• _Raw data_:
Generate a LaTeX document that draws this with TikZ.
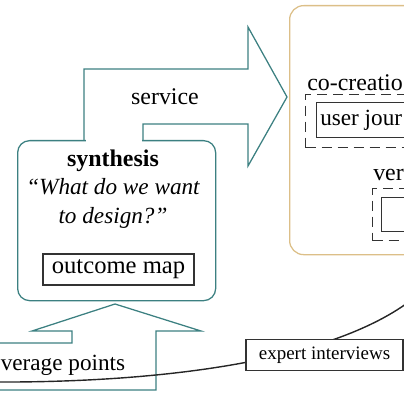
\documentclass[tikz,border=0pt]{standalone}
\usepackage{fontspec}
\setmainfont{Liberation Serif}
\usepackage{tikz}
\usetikzlibrary{positioning}
\definecolor{flowteal}{HTML}{3C8081}
\definecolor{sessiontan}{HTML}{DCBF88}
\tikzset{
  flow-arrow/.style={draw=flowteal, line width=0.9pt, line join=miter},
  phase-frame/.style={draw=flowteal, line width=0.9pt, rounded corners=3mm, anchor=north west, inner sep=0pt},
  session-frame/.style={draw=sessiontan, line width=0.9pt, rounded corners=3.5mm, anchor=north west, inner sep=0pt},
  method-group/.style={draw=black!80, line width=0.9pt, dash pattern=on 2.5mm off 1.5mm, anchor=north west, inner sep=0pt},
  tool-box/.style={draw=black!80, line width=0.9pt, fill=white, inner sep=0pt, font=\fontsize{17.5}{20}\selectfont},
  diagram-text/.style={inner sep=0pt, font=\fontsize{17}{20}\selectfont},
  loop-line/.style={draw=black!85, line width=1pt}
}

\begin{document}
\begin{tikzpicture}[x=0.25mm, y=-0.25mm]
  \useasboundingbox (0,0) rectangle (404,404);
  \clip (0,0) rectangle (404,404);

  % synthesis phase
  \node[phase-frame, minimum width=49.5mm, minimum height=40mm] (synth) at (17,140) {};
  \fill[white] (85.5,137) rectangle (141.5,143);
  \node[diagram-text, font=\fontsize{17}{20}\selectfont\bfseries] (synthtitle) at (113,161) {synthesis};
  \node[diagram-text, font=\fontsize{16.5}{20}\selectfont\itshape] (synthq1) at (113,187) {“What do we want};
  \node[diagram-text, font=\fontsize{16.5}{20}\selectfont\itshape] (synthq2) at (113,218) {to design?”};
  \node[tool-box, minimum width=37.75mm, minimum height=7.75mm] (outcome) at (118.5,269.5) {outcome map};

  % service arrow
  \draw[flow-arrow] (84,140) -- (84,69) -- (248,69) -- (248,27) -- (287,97) -- (248,166) -- (248,124) -- (143,124) -- (143,140);
  \node[diagram-text] (service) at (165,97) {service};

  % leverage arrow
  \draw[flow-arrow] (-5,343) -- (72,343) -- (72,331) -- (32,331) -- (115,304) -- (201,331) -- (156,331) -- (156,390) -- (-5,390);
  \node[diagram-text, anchor=west, font=\fontsize{16.5}{20}\selectfont] (leverage) at (0.5,365) {verage points};

  % co-creation session
  \node[session-frame, minimum width=36mm, minimum height=62.25mm] (session) at (289,5) {};
  \node[diagram-text, anchor=west] (cocreate) at (307,83) {co-creatio};
  \node[method-group, minimum width=30mm, minimum height=13.25mm] (cocreategroup) at (305,94) {};
  \node[tool-box, minimum width=30mm, minimum height=8.75mm, anchor=north west] (journey) at (316,102) {};
  \node[diagram-text, anchor=west, font=\fontsize{16.5}{20}\selectfont] (journeytext) at (320,120) {user jour};
  \node[diagram-text, anchor=west] (verify) at (373,175) {ver};
  \node[method-group, minimum width=10mm, minimum height=13mm] (verifygroup) at (372,188) {};
  \node[tool-box, anchor=north west, minimum width=8mm, minimum height=8.5mm] (verifytool) at (381,197) {};

  % feedback loop
  \coordinate (loopstart) at (-10,382);
  \coordinate (loopend) at (414,298);
  \draw[loop-line] (loopstart) .. controls (150,383) and (330,364) .. (loopend);
  \node[tool-box, font=\fontsize{13.5}{16}\selectfont, minimum width=39.25mm, minimum height=7.75mm] (expert) at (324.5,355) {expert interviews};
\end{tikzpicture}
\end{document}
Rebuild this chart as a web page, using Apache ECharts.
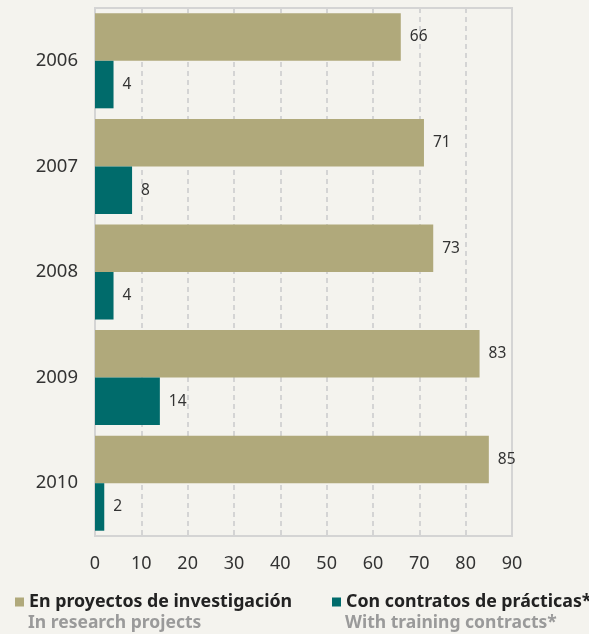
<!DOCTYPE html>
<html><head><meta charset="utf-8">
<script src="https://cdn.jsdelivr.net/npm/echarts@6/dist/echarts.min.js"></script>
<style>html,body{margin:0;padding:0;background:#f4f3ee;}#c{width:589px;height:634px;}</style>
</head><body><div id="c"></div>
<script>
const years = ['2006','2007','2008','2009','2010'];
const research = [66, 71, 73, 83, 85];
const training = [4, 8, 4, 14, 2];
const xTicks = [0,10,20,30,40,50,60,70,80,90];
const name1 = 'En proyectos de investigación';
const name2 = 'Con contratos de prácticas*';
const sub1 = 'In research projects';
const sub2 = 'With training contracts*';
const font = '"Noto Sans", "Open Sans", sans-serif';
const chart = echarts.init(document.getElementById('c'));
const lbl = {show:true, position:'right', distance:9, color:'#333', fontSize:15.5, fontFamily:font};
chart.setOption({
  backgroundColor:'#f4f3ee',
  animation:false,
  textStyle:{fontFamily:font},
  grid:{left:95, right:77, top:8, bottom:98, show:true, borderColor:'#d4d4d4', borderWidth:2, backgroundColor:'transparent'},
  xAxis:{type:'value', min:xTicks[0], max:xTicks[xTicks.length-1], interval:10,
    axisLine:{show:false}, axisTick:{show:false},
    axisLabel:{color:'#333', fontSize:18, margin:19, fontFamily:font},
    splitLine:{show:true, lineStyle:{color:'#d4d4d4', width:2, type:[5,4]}}},
  yAxis:{type:'category', data:years, inverse:true,
    axisLine:{show:false}, axisTick:{show:false}, splitLine:{show:false},
    axisLabel:{color:'#333', fontSize:18.5, margin:17, fontFamily:font}},
  legend:[
    {data:[name1], left:10, top:588, itemWidth:9, itemHeight:9, icon:'rect', itemGap:8,
     textStyle:{color:'#222', fontSize:17.8, fontWeight:'bold', fontFamily:font}},
    {data:[name2], left:327, top:588, itemWidth:9, itemHeight:9, icon:'rect',
     textStyle:{color:'#222', fontSize:17.8, fontWeight:'bold', fontFamily:font}}
  ],
  graphic:[
    {type:'text', left:28, top:614, style:{text:sub1, fill:'#9a9a9a', font:'bold 17.5px '+font}},
    {type:'text', left:345, top:614, style:{text:sub2, fill:'#9a9a9a', font:'bold 17.5px '+font}}
  ],
  series:[
    {name:name1, type:'bar', data:research, barGap:'0%', barCategoryGap:'10%',
     itemStyle:{color:'#b0a97b'}, label:lbl},
    {name:name2, type:'bar', data:training, barGap:'0%', barCategoryGap:'10%',
     itemStyle:{color:'#006b6b'}, label:lbl}
  ]
});
</script></body></html>
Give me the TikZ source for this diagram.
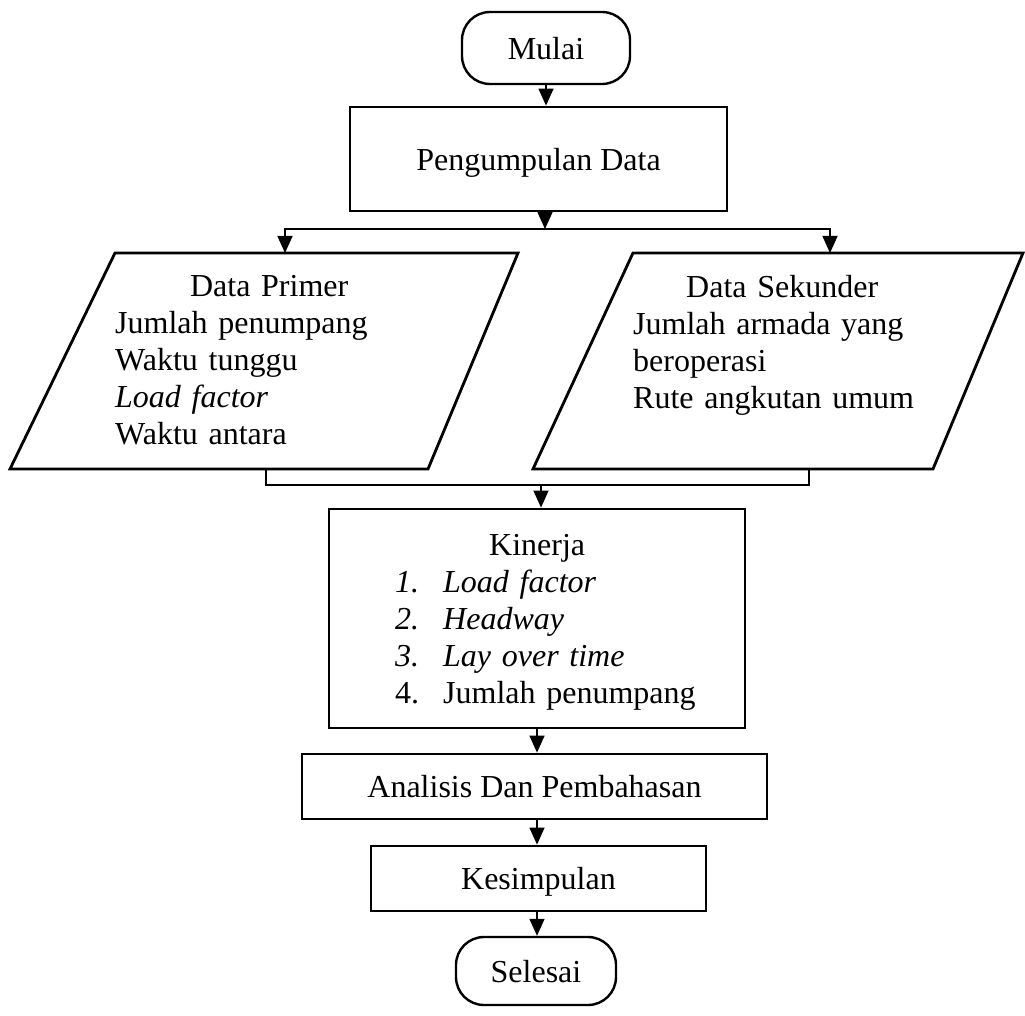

• _Problem requirements_: Skip the pictures, then retype every line above exactly.

• _Exercise answer_:
Generate a LaTeX document that draws this with TikZ.
\documentclass[tikz,border=0pt]{standalone}
\usepackage{fontspec}
\setmainfont{Liberation Serif}
\usepackage{tikz}
\usetikzlibrary{positioning}
\definecolor{flowteal}{HTML}{3C8081}
\definecolor{sessiontan}{HTML}{DCBF88}
\tikzset{
  flow-arrow/.style={draw=flowteal, line width=0.9pt, line join=miter},
  phase-frame/.style={draw=flowteal, line width=0.9pt, rounded corners=3mm, anchor=north west, inner sep=0pt},
  session-frame/.style={draw=sessiontan, line width=0.9pt, rounded corners=3.5mm, anchor=north west, inner sep=0pt},
  method-group/.style={draw=black!80, line width=0.9pt, dash pattern=on 2.5mm off 1.5mm, anchor=north west, inner sep=0pt},
  tool-box/.style={draw=black!80, line width=0.9pt, fill=white, inner sep=0pt, font=\fontsize{17.5}{20}\selectfont},
  diagram-text/.style={inner sep=0pt, font=\fontsize{17}{20}\selectfont},
  loop-line/.style={draw=black!85, line width=1pt}
}

\begin{document}
\begin{tikzpicture}[x=0.25mm, y=-0.25mm]
  \useasboundingbox (0,0) rectangle (404,404);
  \clip (0,0) rectangle (404,404);

  % synthesis phase
  \node[phase-frame, minimum width=49.5mm, minimum height=40mm] (synth) at (17,140) {};
  \fill[white] (85.5,137) rectangle (141.5,143);
  \node[diagram-text, font=\fontsize{17}{20}\selectfont\bfseries] (synthtitle) at (113,161) {synthesis};
  \node[diagram-text, font=\fontsize{16.5}{20}\selectfont\itshape] (synthq1) at (113,187) {“What do we want};
  \node[diagram-text, font=\fontsize{16.5}{20}\selectfont\itshape] (synthq2) at (113,218) {to design?”};
  \node[tool-box, minimum width=37.75mm, minimum height=7.75mm] (outcome) at (118.5,269.5) {outcome map};

  % service arrow
  \draw[flow-arrow] (84,140) -- (84,69) -- (248,69) -- (248,27) -- (287,97) -- (248,166) -- (248,124) -- (143,124) -- (143,140);
  \node[diagram-text] (service) at (165,97) {service};

  % leverage arrow
  \draw[flow-arrow] (-5,343) -- (72,343) -- (72,331) -- (32,331) -- (115,304) -- (201,331) -- (156,331) -- (156,390) -- (-5,390);
  \node[diagram-text, anchor=west, font=\fontsize{16.5}{20}\selectfont] (leverage) at (0.5,365) {verage points};

  % co-creation session
  \node[session-frame, minimum width=36mm, minimum height=62.25mm] (session) at (289,5) {};
  \node[diagram-text, anchor=west] (cocreate) at (307,83) {co-creatio};
  \node[method-group, minimum width=30mm, minimum height=13.25mm] (cocreategroup) at (305,94) {};
  \node[tool-box, minimum width=30mm, minimum height=8.75mm, anchor=north west] (journey) at (316,102) {};
  \node[diagram-text, anchor=west, font=\fontsize{16.5}{20}\selectfont] (journeytext) at (320,120) {user jour};
  \node[diagram-text, anchor=west] (verify) at (373,175) {ver};
  \node[method-group, minimum width=10mm, minimum height=13mm] (verifygroup) at (372,188) {};
  \node[tool-box, anchor=north west, minimum width=8mm, minimum height=8.5mm] (verifytool) at (381,197) {};

  % feedback loop
  \coordinate (loopstart) at (-10,382);
  \coordinate (loopend) at (414,298);
  \draw[loop-line] (loopstart) .. controls (150,383) and (330,364) .. (loopend);
  \node[tool-box, font=\fontsize{13.5}{16}\selectfont, minimum width=39.25mm, minimum height=7.75mm] (expert) at (324.5,355) {expert interviews};
\end{tikzpicture}
\end{document}
Rebuild this chart as a web page, using Apache ECharts.
<!DOCTYPE html>
<html><head><meta charset="utf-8">
<script src="https://cdn.jsdelivr.net/npm/echarts@6/dist/echarts.min.js"></script>
<style>html,body{margin:0;padding:0;background:#f4f3ee;}#c{width:589px;height:634px;}</style>
</head><body><div id="c"></div>
<script>
const years = ['2006','2007','2008','2009','2010'];
const research = [66, 71, 73, 83, 85];
const training = [4, 8, 4, 14, 2];
const xTicks = [0,10,20,30,40,50,60,70,80,90];
const name1 = 'En proyectos de investigación';
const name2 = 'Con contratos de prácticas*';
const sub1 = 'In research projects';
const sub2 = 'With training contracts*';
const font = '"Noto Sans", "Open Sans", sans-serif';
const chart = echarts.init(document.getElementById('c'));
const lbl = {show:true, position:'right', distance:9, color:'#333', fontSize:15.5, fontFamily:font};
chart.setOption({
  backgroundColor:'#f4f3ee',
  animation:false,
  textStyle:{fontFamily:font},
  grid:{left:95, right:77, top:8, bottom:98, show:true, borderColor:'#d4d4d4', borderWidth:2, backgroundColor:'transparent'},
  xAxis:{type:'value', min:xTicks[0], max:xTicks[xTicks.length-1], interval:10,
    axisLine:{show:false}, axisTick:{show:false},
    axisLabel:{color:'#333', fontSize:18, margin:19, fontFamily:font},
    splitLine:{show:true, lineStyle:{color:'#d4d4d4', width:2, type:[5,4]}}},
  yAxis:{type:'category', data:years, inverse:true,
    axisLine:{show:false}, axisTick:{show:false}, splitLine:{show:false},
    axisLabel:{color:'#333', fontSize:18.5, margin:17, fontFamily:font}},
  legend:[
    {data:[name1], left:10, top:588, itemWidth:9, itemHeight:9, icon:'rect', itemGap:8,
     textStyle:{color:'#222', fontSize:17.8, fontWeight:'bold', fontFamily:font}},
    {data:[name2], left:327, top:588, itemWidth:9, itemHeight:9, icon:'rect',
     textStyle:{color:'#222', fontSize:17.8, fontWeight:'bold', fontFamily:font}}
  ],
  graphic:[
    {type:'text', left:28, top:614, style:{text:sub1, fill:'#9a9a9a', font:'bold 17.5px '+font}},
    {type:'text', left:345, top:614, style:{text:sub2, fill:'#9a9a9a', font:'bold 17.5px '+font}}
  ],
  series:[
    {name:name1, type:'bar', data:research, barGap:'0%', barCategoryGap:'10%',
     itemStyle:{color:'#b0a97b'}, label:lbl},
    {name:name2, type:'bar', data:training, barGap:'0%', barCategoryGap:'10%',
     itemStyle:{color:'#006b6b'}, label:lbl}
  ]
});
</script></body></html>
Give me the TikZ source for this diagram.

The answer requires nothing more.